Simulation training has also been associated with improved empathy for patients in the theatre setting.13 The operating theatre is a highly technical environment, which patients can find distressing and anxiety-provoking. Simulation and roleplay are effective tools to increase the empathy scores of healthcare providers working in theatres. Again, the relevance to the theatre setting of obstetrics and gynaecology is obvious.

Figure 2. Testing new processes and team coordination in the operating room.

Figure 2. Testing new processes and team coordination in the operating room.

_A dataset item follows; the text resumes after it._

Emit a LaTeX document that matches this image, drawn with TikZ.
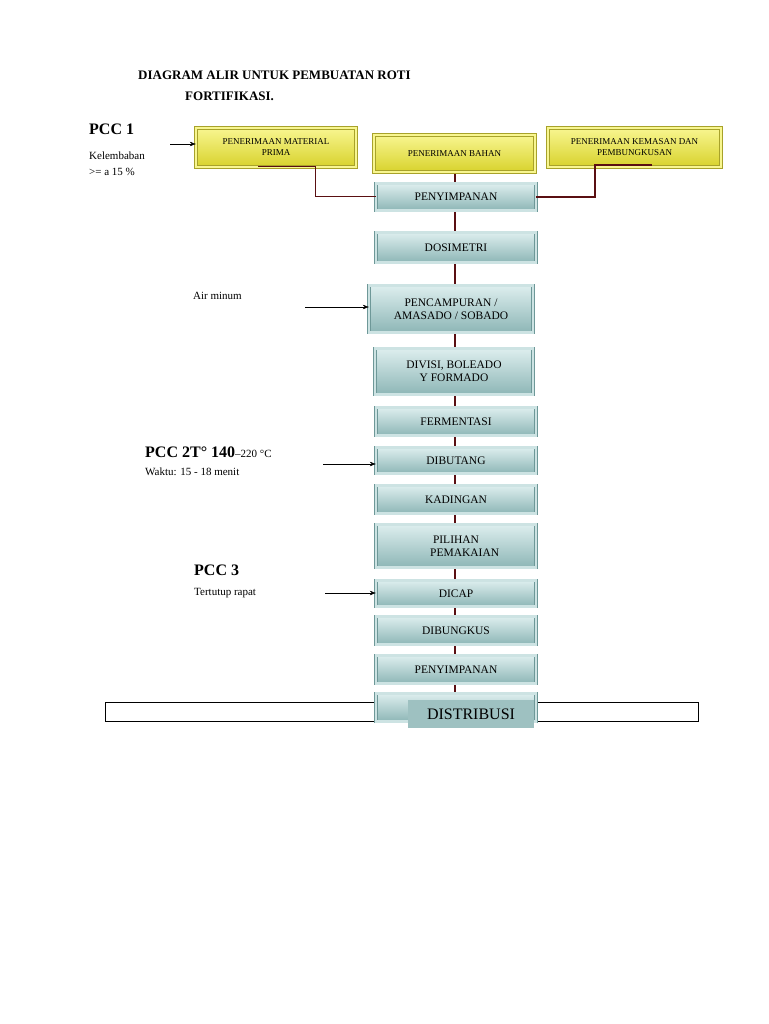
\documentclass[tikz,border=0pt]{standalone}
\usepackage{fontspec}
\setmainfont{Liberation Serif}
\usetikzlibrary{arrows.meta}
\definecolor{tealA}{HTML}{DDEEEE}
\definecolor{tealB}{HTML}{8DB6B6}
\definecolor{tealE}{HTML}{6E9898}
\definecolor{yelA}{HTML}{F8F690}
\definecolor{yelB}{HTML}{D8D22C}
\definecolor{yelE}{HTML}{A8A22A}
\definecolor{flow}{HTML}{5A0F12}
\tikzset{
  procbox/.style={draw=tealE, double=tealA!80!tealB, double distance=2.5pt,
    top color=tealA, bottom color=tealB, inner sep=1pt, align=center, font=\fontsize{11.5}{13}\selectfont},
  recv/.style={draw=yelE, double=yelA, double distance=2.5pt,
    top color=yelA, bottom color=yelB, inner sep=1pt, align=center, font=\fontsize{9}{11}\selectfont},
  flowline/.style={draw=flow, line width=2.5pt},
  note/.style={anchor=north west, inner sep=0pt, align=left}
}
\begin{document}
\begin{tikzpicture}[x=1pt,y=-1pt]
    \useasboundingbox (0,0) rectangle (768,1024);

    % title
    \node [note, font=\bfseries\fontsize{13}{15}\selectfont] at (138,71) (title1) {DIAGRAM ALIR UNTUK PEMBUATAN ROTI};
    \node [note, font=\bfseries\fontsize{13}{15}\selectfont] at (185,92) (title2) {FORTIFIKASI.};

    % long bar behind distribusi
    \node [draw, minimum width=593pt, minimum height=19pt, inner sep=0pt] at (401.5,711.5) (bar) {};

    % flow line
    \coordinate (top) at (455,173);
    \coordinate (bot) at (455,693);
    \path [flowline] (top) -- (bot);

    % reception boxes
    \node [recv, minimum width=160pt, minimum height=39pt] at (276,147.5) (PMP) {PENERIMAAN MATERIAL\\PRIMA};
    \node [recv, minimum width=161pt, minimum height=37pt] at (454.5,153.5) (PB) {PENERIMAAN BAHAN};
    \node [recv, minimum width=173pt, minimum height=39pt] at (634.5,147.5) (PKD) {PENERIMAAN KEMASAN DAN\\PEMBUNGKUSAN};

    % steps
    \node [procbox, minimum width=160pt, minimum height=27pt] at (456,197) (S1) {PENYIMPANAN};
    \node [procbox, minimum width=160pt, minimum height=30pt] at (456,247.5) (S2) {DOSIMETRI};
    \node [procbox, minimum width=164pt, minimum height=47pt] at (451,309) (S3) {PENCAMPURAN /\\AMASADO / SOBADO};
    \node [procbox, minimum width=158pt, minimum height=46pt] at (454,371.5) (S4) {DIVISI, BOLEADO\\Y FORMADO};
    \node [procbox, minimum width=160pt, minimum height=28pt] at (456,421.5) (S5) {FERMENTASI};
    \node [procbox, minimum width=160pt, minimum height=26pt] at (456,460.5) (S6) {DIBUTANG};
    \node [procbox, minimum width=160pt, minimum height=28pt] at (456,499.5) (S7) {KADINGAN};
    \node [procbox, minimum width=160pt, minimum height=43pt] at (456,546) (S8) {PILIHAN\\\hspace*{1.5em}PEMAKAIAN};
    \node [procbox, minimum width=160pt, minimum height=26pt] at (456,593.5) (S9) {DICAP};
    \node [procbox, minimum width=160pt, minimum height=28pt] at (456,630.5) (S10) {DIBUNGKUS};
    \node [procbox, minimum width=160pt, minimum height=28pt] at (456,669.5) (S11) {PENYIMPANAN};
    \node [procbox, minimum width=160pt, minimum height=28pt] at (456,707.5) (S12) {};
    \node [fill=tealB!85!white, minimum width=126pt, minimum height=28pt, inner sep=0pt,
           font=\fontsize{16}{18}\selectfont] at (471,714) (dist) {DISTRIBUSI};

    % side connectors
    \coordinate (PMPb) at (315,167);
    \coordinate (PKDb) at (595,165);
    \path [draw=flow, line width=1pt] (258,167) -- (PMPb) |- (S1.west);
    \path [draw=flow, line width=2pt] (652,165) -- (PKDb) |- (S1.east);

    % notes
    \node [note, font=\bfseries\fontsize{16}{18}\selectfont] at (89,124) (pcc1) {PCC 1};
    \node [note, font=\fontsize{11}{16}\selectfont] at (89,152) (kel) {Kelembaban\\>= a 15 \%};
    \node [note, font=\fontsize{11}{13}\selectfont] at (193,292) (air) {Air minum};
    \node [note, font=\fontsize{11}{13}\selectfont] at (145,447)
        (pcc2) {{\bfseries\fontsize{16}{18}\selectfont PCC 2T\textdegree{} 140}--220 \textdegree C};
    \node [note, font=\fontsize{11}{13}\selectfont] at (145,468) (waktu) {Waktu: 15 - 18 menit};
    \node [note, font=\bfseries\fontsize{16}{18}\selectfont] at (194,565) (pcc3) {PCC 3};
    \node [note, font=\fontsize{11}{13}\selectfont] at (194,588) (tutup) {Tertutup rapat};

    % arrows
    \coordinate (a1) at (170,144);
    \coordinate (a2) at (305,307);
    \coordinate (a3) at (323,464);
    \coordinate (a4) at (325,593);
    \path [-{Stealth[length=6pt]}, draw] (a1) -- (a1 -| PMP.west);
    \path [-{Stealth[length=6pt]}, draw] (a2) -- (a2 -| S3.west);
    \path [-{Stealth[length=6pt]}, draw] (a3) -- (a3 -| S6.west);
    \path [-{Stealth[length=6pt]}, draw] (a4) -- (a4 -| S9.west);
\end{tikzpicture}
\end{document}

Teamwork and leadership skills are essential components of non-technical skills. Simulation has been shown to be a useful way to assess leadership in emergency situations that might arise in the theatre setting, including postpartum haemorrhage in obstetrics.14 A recent study of leadership utterances in this setting showed that leadership is commonly shared in this clinical scenario, in contrast to the commonly held perception of singular leadership by the senior surgeon or obstetrician.15 It may be that simulation will prove to be a useful way of improving teamwork and leadership skills in the specific arena of the operating theatre; the international ViSIOT (Video-Supported Simulation of Interactions in the Operating Theatre) currently underway will seek to address this exact question.16


Simulation can never truly be the answer to all the difficulties encountered in the complex, high-stress and rapidly expanding arena of the operating theatre. It can, and must, play a part in improving the training and skills of all members of the operating theatre team, and in the planning and execution of the complex pathways undertaken by patients journeying into that environment. Properly applied with due consideration, simulation has the potential to improve outcomes and enhance patient safety – a goal for all stakeholders in this space.